Des études grâce une vache
Ainsi, d'un certaine manière, le Sikyong a aussi eu une vache sacrée. «Mes parents ont vendu l'une de leurs vaches pour que je puisse rejoindre une école destinée aux enfants tibétains». Son brillant cursus scolaire lui permettra d'être admis dans une des universités de la Ivy League (groupe des huit universités les plus anciennes et prestigieuses des Etats-Unis).

«Après avoir terminé mes études de droit à l'Université de New Delhi, j'ai obtenu une bourse d'études Fulbright pour approfondir mes connaissances à la faculté de droit de l'Université de Harvard.» Docteur en droit, il y obtient un poste de chercheur qu'il abandonne afin d'embrasser sa nouvelle carrière politique. Un activisme qui n'est pas nouveau pour celui qui fut membre en 1992 du comité exécutif du congrès de la jeunesse tibétaine (Tibetan Youth Congress, TYC). 

«Servir le Tibet et les Tibétains, perpétuer l’héritage de nos aînés, réaliser la vision de Sa Sainteté le Dalaï Lama d’une société séculière et démocratique, et, bien sûr, représenter les Tibétains vivant hors et à l’intérieur du Tibet.» C'est en ces termes qu'il expliquait en 2011 les raisons de son engagement politique au journal belge, La Libre Belgique

«J'ai choisi de renoncer à mon travail à Harvard, confiait-il Marie Holzman, où je vivais dans des conditions extrêmement confortables, entouré de ma famille, pour venir m'installer à Dharamsala, en Himachal Pradesh. C'est un ancien lieu de villégiature coloniale situé sur les contreforts de l'Himalaya, au nord-ouest de l'Inde. Il y fait extrêmement froid et humide en hiver et il pleut presque tout le temps en été ; bref, je ne peux pas dire que j'aurais choisi de vivre là si ce n'était pas pour me consacrer à la cause de notre peuple !» Le Premier ministre du gouvernement du Tibet en exil vit depuis «dans dans la frugalité et la simplicité». «A vrai dire, précise-t-il, avec un salaire de 367 dollars par mois, je n'ai pas trop le choix !»

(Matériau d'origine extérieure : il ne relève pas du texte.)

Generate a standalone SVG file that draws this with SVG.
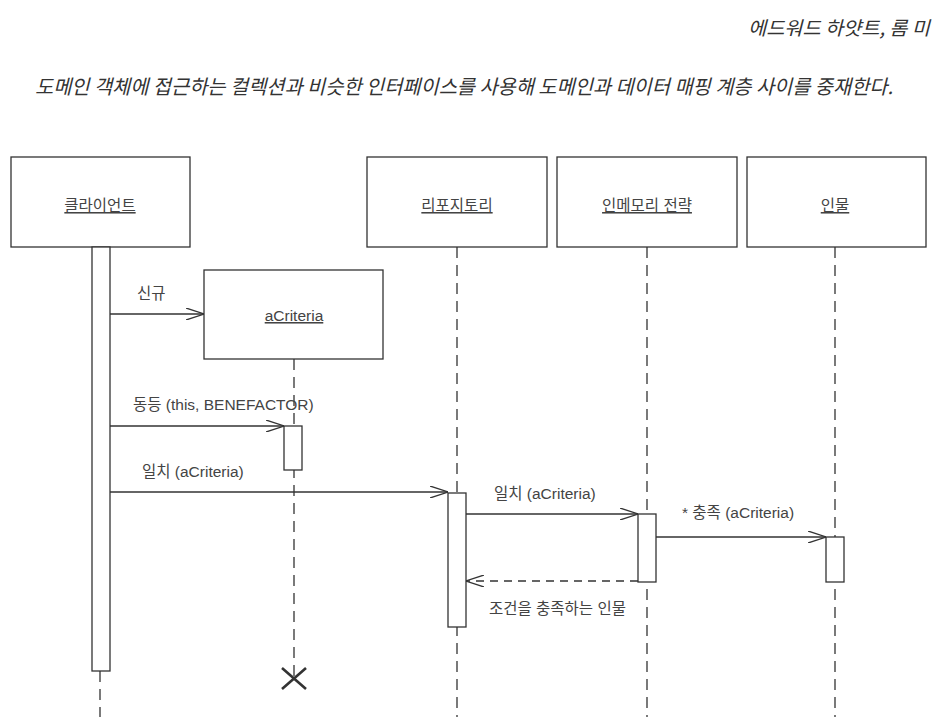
<svg xmlns="http://www.w3.org/2000/svg" width="952" height="726" viewBox="0 0 952 726">
<style>
  .box { fill: #fff; stroke: #333; stroke-width: 1.3; }
  .act { fill: #fff; stroke: #333; stroke-width: 1.3; }
  .life { stroke: #333; stroke-width: 1.3; stroke-dasharray: 11 7; fill: none; }
  .msg { stroke: #333; stroke-width: 1.3; fill: none; }
  .ret { stroke: #333; stroke-width: 1.3; fill: none; stroke-dasharray: 8 6; }
  .lbl { font-family: "Liberation Sans", "Noto Sans CJK KR", sans-serif; font-size: 15.5px; fill: #444; }
  .name { font-family: "Liberation Sans", "Noto Sans CJK KR", sans-serif; font-size: 15.5px; fill: #444; text-anchor: middle; text-decoration: underline; }
  .hdr { font-family: "Noto Sans CJK KR", sans-serif; font-style: italic; fill: #333; }
</style>
<defs>
  <marker id="open" viewBox="0 0 18 12" refX="18" refY="6" markerWidth="18" markerHeight="12" markerUnits="userSpaceOnUse" orient="auto">
    <path d="M0,0 L18,6 L0,12" fill="none" stroke="#333" stroke-width="1.3"/>
  </marker>
</defs>
<rect width="952" height="726" fill="#fff"/>
<g id="header">
  <text class="hdr" x="930" y="35" font-size="19" text-anchor="end" textLength="182" lengthAdjust="spacingAndGlyphs">에드워드 하얏트, 롬 미</text>
  <text class="hdr" x="35" y="94" font-size="20" textLength="858" lengthAdjust="spacingAndGlyphs">도메인 객체에 접근하는 컬렉션과 비슷한 인터페이스를 사용해 도메인과 데이터 매핑 계층 사이를 중재한다.</text>
</g>
<g id="lifelines">
  <line class="life" x1="100" y1="671" x2="100" y2="717"/>
  <line class="life" x1="294" y1="359" x2="294" y2="676"/>
  <line class="life" x1="457" y1="247" x2="457" y2="717"/>
  <line class="life" x1="647" y1="247" x2="647" y2="717"/>
  <line class="life" x1="835" y1="247" x2="835" y2="717"/>
</g>
<g id="client">
  <rect class="box" x="11" y="157" width="179" height="90"/>
  <text class="name" x="100" y="211">클라이언트</text>
  <rect class="act" x="92" y="247" width="18" height="424"/>
</g>
<g id="aCriteria">
  <rect class="box" x="204" y="270" width="179" height="89"/>
  <text class="name" x="294" y="321">aCriteria</text>
  <rect class="act" x="284" y="426" width="18" height="44"/>
  <path d="M282,668 L306,689 M306,668 L282,689" stroke="#333" stroke-width="2.6" fill="none"/>
</g>
<g id="repository">
  <rect class="box" x="367" y="157" width="180" height="90"/>
  <text class="name" x="457" y="211">리포지토리</text>
  <rect class="act" x="448" y="493" width="18" height="134"/>
</g>
<g id="inmemory">
  <rect class="box" x="557" y="157" width="180" height="90"/>
  <text class="name" x="647" y="211">인메모리 전략</text>
  <rect class="act" x="638" y="514" width="18" height="68"/>
</g>
<g id="person">
  <rect class="box" x="747" y="157" width="179" height="90"/>
  <text class="name" x="835" y="211">인물</text>
  <rect class="act" x="826" y="537" width="18" height="45"/>
</g>
<g id="connectors">
  <line class="msg" x1="110" y1="314" x2="204" y2="314" marker-end="url(#open)"/>
  <text class="lbl" x="137" y="299">신규</text>
  <line class="msg" x1="110" y1="426" x2="284" y2="426" marker-end="url(#open)"/>
  <text class="lbl" x="133" y="410">동등 (this, BENEFACTOR)</text>
  <line class="msg" x1="110" y1="492" x2="448" y2="492" marker-end="url(#open)"/>
  <text class="lbl" x="142" y="477">일치 (aCriteria)</text>
  <line class="msg" x1="466" y1="514" x2="638" y2="514" marker-end="url(#open)"/>
  <text class="lbl" x="494" y="499">일치 (aCriteria)</text>
  <line class="msg" x1="656" y1="537" x2="826" y2="537" marker-end="url(#open)"/>
  <text class="lbl" x="682" y="518">* 충족 (aCriteria)</text>
  <line class="ret" x1="638" y1="581" x2="466" y2="581" marker-end="url(#open)"/>
  <text class="lbl" x="489" y="614">조건을 충족하는 인물</text>
</g>
</svg>
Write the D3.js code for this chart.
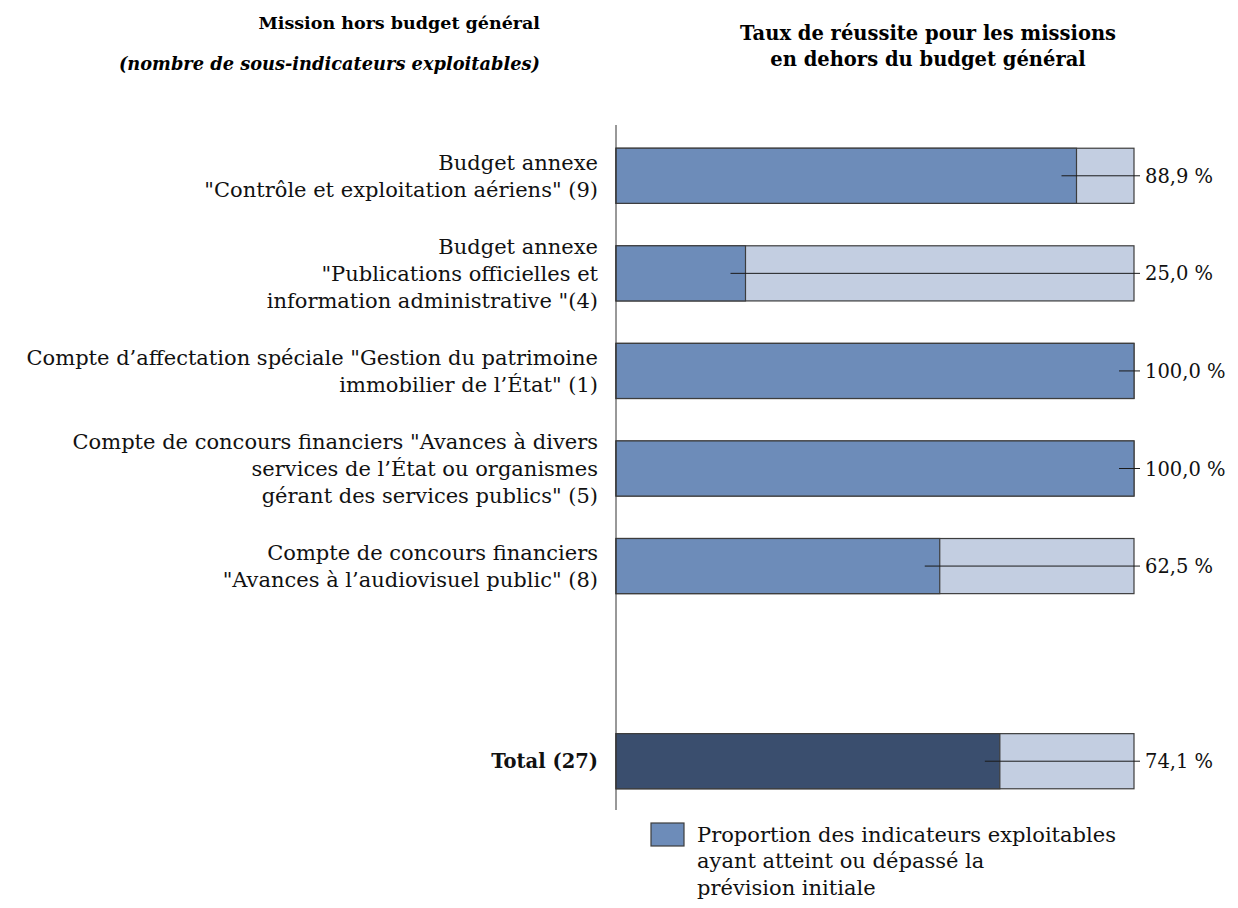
<!DOCTYPE html>
<html><head><meta charset="utf-8">
<script src="https://cdn.jsdelivr.net/npm/d3@7"></script>
<style>
body{margin:0;background:#fff;}
svg{display:block;}
</style></head>
<body><svg id="c" width="1238" height="908"></svg>
<script>
// ---- data ----
const categories = [
  ["Budget annexe", "\"Contrôle et exploitation aériens\" (9)"],
  ["Budget annexe", "\"Publications officielles et", "information administrative \"(4)"],
  ["Compte d’affectation spéciale \"Gestion du patrimoine", "immobilier de l’État\" (1)"],
  ["Compte de concours financiers \"Avances à divers", "services de l’État ou organismes", "gérant des services publics\" (5)"],
  ["Compte de concours financiers", "\"Avances à l’audiovisuel public\" (8)"],
  [],
  ["Total (27)"]
];
const slots = ["c1","c2","c3","c4","c5","gap","total"];
const values = [88.9, 25.0, 100.0, 100.0, 62.5, null, 74.1];
const valueLabels = ["88,9 %", "25,0 %", "100,0 %", "100,0 %", "62,5 %", "", "74,1 %"];
const leftTitle = ["Mission hors budget général", "(nombre de sous-indicateurs exploitables)"];
const rightTitle = ["Taux de réussite pour les missions", "en dehors du budget général"];
const legendLines = ["Proportion des indicateurs exploitables", "ayant atteint ou dépassé la", "prévision initiale"];

// ---- drawing ----
const FONT = "'DejaVu Serif', 'Liberation Serif', serif";
const svg = d3.select("#c");
const x = d3.scaleLinear().domain([0, 100]).range([616, 1134]);
const y = d3.scaleBand().domain(slots).range([127, 810]).paddingInner(0.435).paddingOuter(0.2175);

const mainCol = "#6d8cb9", lightCol = "#c3cee1", totalCol = "#3a4e6e", strokeCol = "#3d3d3d";

// titles
svg.append("text").attr("x", 540).attr("y", 29).attr("text-anchor", "end")
  .attr("font-family", FONT).attr("font-weight", "bold").attr("font-size", 17.5).text(leftTitle[0]);
svg.append("text").attr("x", 540).attr("y", 70).attr("text-anchor", "end")
  .attr("font-family", FONT).attr("font-weight", "bold").attr("font-style", "italic").attr("font-size", 17.8).text(leftTitle[1]);
rightTitle.forEach((t, i) => {
  svg.append("text").attr("x", 928).attr("y", 40 + i * 26).attr("text-anchor", "middle")
    .attr("font-family", FONT).attr("font-weight", "bold").attr("font-size", 19.5).text(t);
});

const rows = slots.map((s, i) => ({slot: s, lines: categories[i], v: values[i], lab: valueLabels[i]})).filter(d => d.v !== null);

const g = svg.append("g");
// background (100%) bars
g.selectAll("rect.bg").data(rows).join("rect").attr("class", "bg")
  .attr("x", x(0)).attr("width", x(100) - x(0))
  .attr("y", d => y(d.slot)).attr("height", y.bandwidth())
  .attr("fill", lightCol).attr("stroke", strokeCol).attr("stroke-width", 1.2);
// value bars
g.selectAll("rect.val").data(rows).join("rect").attr("class", "val")
  .attr("x", x(0)).attr("width", d => x(d.v) - x(0))
  .attr("y", d => y(d.slot)).attr("height", y.bandwidth())
  .attr("fill", d => d.slot === "total" ? totalCol : mainCol).attr("stroke", strokeCol).attr("stroke-width", 1.2);
// leader lines
g.selectAll("line.lead").data(rows).join("line").attr("class", "lead")
  .attr("x1", d => x(d.v) - 15).attr("x2", x(100) + 6)
  .attr("y1", d => y(d.slot) + y.bandwidth() / 2).attr("y2", d => y(d.slot) + y.bandwidth() / 2)
  .attr("stroke", "#1a1a1a").attr("stroke-width", 1);
// value labels
g.selectAll("text.val").data(rows).join("text").attr("class", "val")
  .attr("x", x(100) + 11).attr("y", d => y(d.slot) + y.bandwidth() / 2).attr("dy", "0.36em")
  .attr("font-family", FONT).attr("font-size", 19.5).attr("fill", "#111").text(d => d.lab);

// axis line
svg.append("line").attr("x1", x(0)).attr("x2", x(0)).attr("y1", 125).attr("y2", 810)
  .attr("stroke", "#333").attr("stroke-width", 1);

// category labels
const lh = 27;
rows.forEach(d => {
  const cy = y(d.slot) + y.bandwidth() / 2;
  const n = d.lines.length;
  d.lines.forEach((t, i) => {
    svg.append("text").attr("x", 598).attr("y", cy + (i - (n - 1) / 2) * lh).attr("dy", "0.36em")
      .attr("text-anchor", "end").attr("font-family", FONT).attr("font-size", d.slot === "total" ? 19.5 : 21)
      .attr("font-weight", d.slot === "total" ? "bold" : "normal").attr("fill", "#111").text(t);
  });
});

// legend
svg.append("rect").attr("x", 651).attr("y", 823).attr("width", 33).attr("height", 23)
  .attr("fill", mainCol).attr("stroke", strokeCol).attr("stroke-width", 1.2);
legendLines.forEach((t, i) => {
  svg.append("text").attr("x", 697).attr("y", 834 + i * 26.5).attr("dy", "0.36em")
    .attr("font-family", FONT).attr("font-size", 21).attr("fill", "#111").text(t);
});
</script></body></html>
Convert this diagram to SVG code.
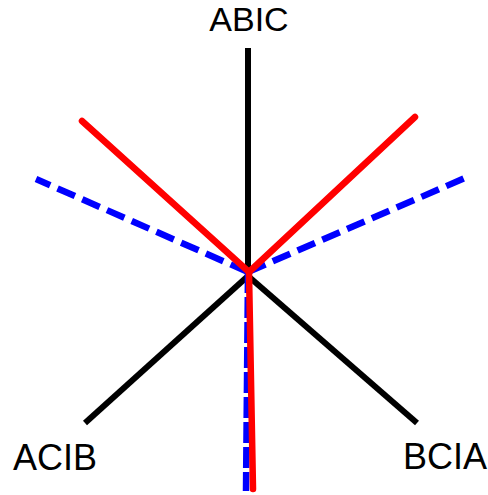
<svg xmlns="http://www.w3.org/2000/svg" width="488" height="495" viewBox="0 0 488 495">
<style>
.lbl{font-family:"Liberation Sans",Arial,sans-serif;font-size:34px;fill:#000;text-anchor:middle}
.k{stroke:#000;stroke-width:6;fill:none}
.r{stroke:#f00;stroke-width:6.5;fill:none;stroke-linecap:round}
.b{stroke:#00f;stroke-width:6.5;fill:none;stroke-dasharray:19,8}
.bv{stroke:#00f;stroke-width:6.5;fill:none;stroke-dasharray:21,4}
</style>
<rect width="488" height="495" fill="#fff"/>
<g id="connectors">
<line class="k" x1="248" y1="48" x2="248" y2="276"/>
<line class="k" x1="248" y1="276" x2="85" y2="423"/>
<line class="k" x1="248" y1="276" x2="417" y2="423"/>
<line class="b" x1="248" y1="272" x2="36" y2="179"/>
<line class="b" x1="248" y1="272" x2="465" y2="178"/>
<line class="bv" x1="248" y1="272" x2="246" y2="491"/>
<line class="r" x1="249" y1="272" x2="82" y2="121"/>
<line class="r" x1="249" y1="272" x2="415" y2="117"/>
<line class="r" x1="249" y1="272" x2="253" y2="489"/>
</g>
<g id="ABIC"><text class="lbl" x="249" y="31">ABIC</text></g>
<g id="ACIB"><text class="lbl" x="55" y="470" style="font-size:36px">ACIB</text></g>
<g id="BCIA"><text class="lbl" x="445" y="469" style="font-size:36px">BCIA</text></g>
</svg>
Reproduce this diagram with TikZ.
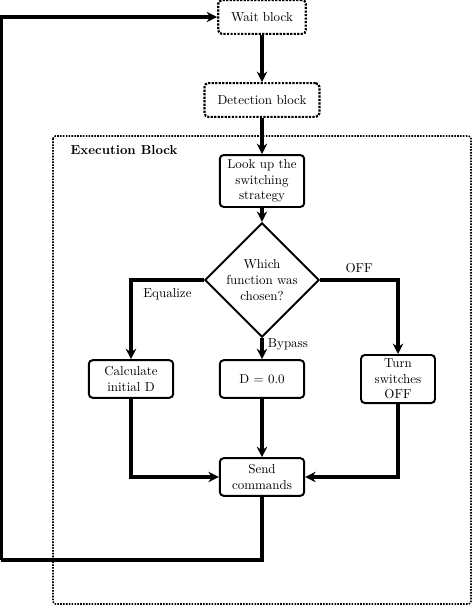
\documentclass[tikz,border=0pt]{standalone}
\usetikzlibrary{arrows.meta,shapes.geometric}

\tikzset{
  block/.style={draw, rounded corners=3pt, line width=1.5pt, align=center,
                minimum width=65pt, minimum height=29pt, inner sep=2pt},
  dotblock/.style={block, line width=1.7pt, densely dotted, minimum height=26pt, inner xsep=10pt, minimum width=0pt},
  decision/.style={diamond, draw, line width=1.5pt, align=center, aspect=1,
                   inner sep=0pt, minimum width=88pt, minimum height=88pt},
  flow/.style={line width=2.5pt, -{Stealth[length=8pt,width=8pt]}},
  wire/.style={line width=2.5pt}
}

\begin{document}
\begin{tikzpicture}[x=0.77pt, y=-0.77pt]
\useasboundingbox (0,0) rectangle (474,606);

% execution frame
\draw[densely dotted, line width=1.2pt, rounded corners=2pt] (53,136) rectangle (471,604);
\node[anchor=west, font=\bfseries] (exlabel) at (66,150) {Execution Block};

\node[dotblock] (wait) at (262,17) {Wait block};
\node[dotblock] (detect) at (262,100) {Detection block};
\node[block, minimum height=40pt] (lookup) at (262,181) {Look up the\\switching\\strategy};
\node[decision] (choice) at (262,280) {Which\\function was\\chosen?};

\node[block] (calc) at (131,379) {Calculate\\initial D};
\node[block] (dzero) at (262,379) {D = 0.0};
\node[block, minimum width=57pt, minimum height=37pt] (turnoff) at (398,379) {Turn\\switches\\OFF};
\node[block] (send) at (262,477) {Send\\commands};

\coordinate (loop) at (1,560);

\draw[flow] (wait) -- (detect);
\draw[flow] (detect) -- (lookup);
\draw[flow] (lookup) -- (choice);
\draw[flow] (choice.west) -| node[pos=0.25, below=2pt]{Equalize} (calc.north);
\draw[flow] (choice.east) -| node[pos=0.25, above=1pt]{OFF} (turnoff.north);
\draw[flow] (choice.south) -- node[pos=0.3, right=0pt]{Bypass} (dzero.north);

\draw[flow] (calc.south) |- (send.west);
\draw[flow] (dzero) -- (send);
\draw[flow] (turnoff.south) |- (send.east);

\draw[wire] (send.south) |- (loop);
\draw[flow] (loop) |- (wait.west);

\end{tikzpicture}
\end{document}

Ses priorités sont ailleurs et font écho à son parcours. L'éducation de ses concitoyens est l'une d'elle. «De nombreux parents tibétains choisissent d'envoyer leurs enfants à l'étranger pour qu'ils y reçoivent une éducation conforme à leurs souhaits  à savoir une éducation qui soit donnée en tibétain et qui respecte nos valeurs traditionnelles. La volonté du pouvoir de Pékin est, consciemment ou non, d'éradiquer la culture tibétaine en imposant la langue chinoise dès le plus jeune âge et en encourageant la jeunesse à se détourner de la religion tibétaine pour se perdre dans les plaisirs du consumérisme. Si nous ne veillons pas à la préservation de notre culture à l'extérieur du Tibet, qui saura encore la transmettre d'ici quelques dizaines d'années?», interrogeait-il face à la journaliste Marie Holzman. 

Le défi à relever : amener les Chinois à la table des négociations
Son second mandat, Lobsang Sanjay le compare à la construction du premier étage d'une bâtisse après en avoir érigé les fondations. Il continuera à prôner «la voie du milieu» voulue par le dalaï-lama.

Une solution définie par le chef spirituel dans les colonnes du Monde, comme «consistant en ce que les Tibétains soient gouvernés par une administration qui jouisse d'une authentique autonomie régionale nationale avec toutes les garanties afférentes, c'est-à-dire l'autoadministration et la pleine capacité de décision, sauf en ce qui concerne les questions touchant aux relations avec l'étranger et à la défense nationale».

Le dialogue, le Sikyong s'y est converti depuis longtemps. «En seize ans de faculté de droit à Harvard, j’ai rencontré des centaines d’étudiants chinois, organisé des conférences auxquelles j’ai invité des universitaires de Chine. Ce qui démontre mon engagement en faveur du dialogue», déclarait-il dans les colonnes de La Libre Belgique.

Mais pendant son premier mandat, en dépit de ses nombreuses tentatives, il n'a pas réussi à amener les Chinois à la table de négociations. Même ses plus fervents soutiens estiment que c'est son «talon d'Achille».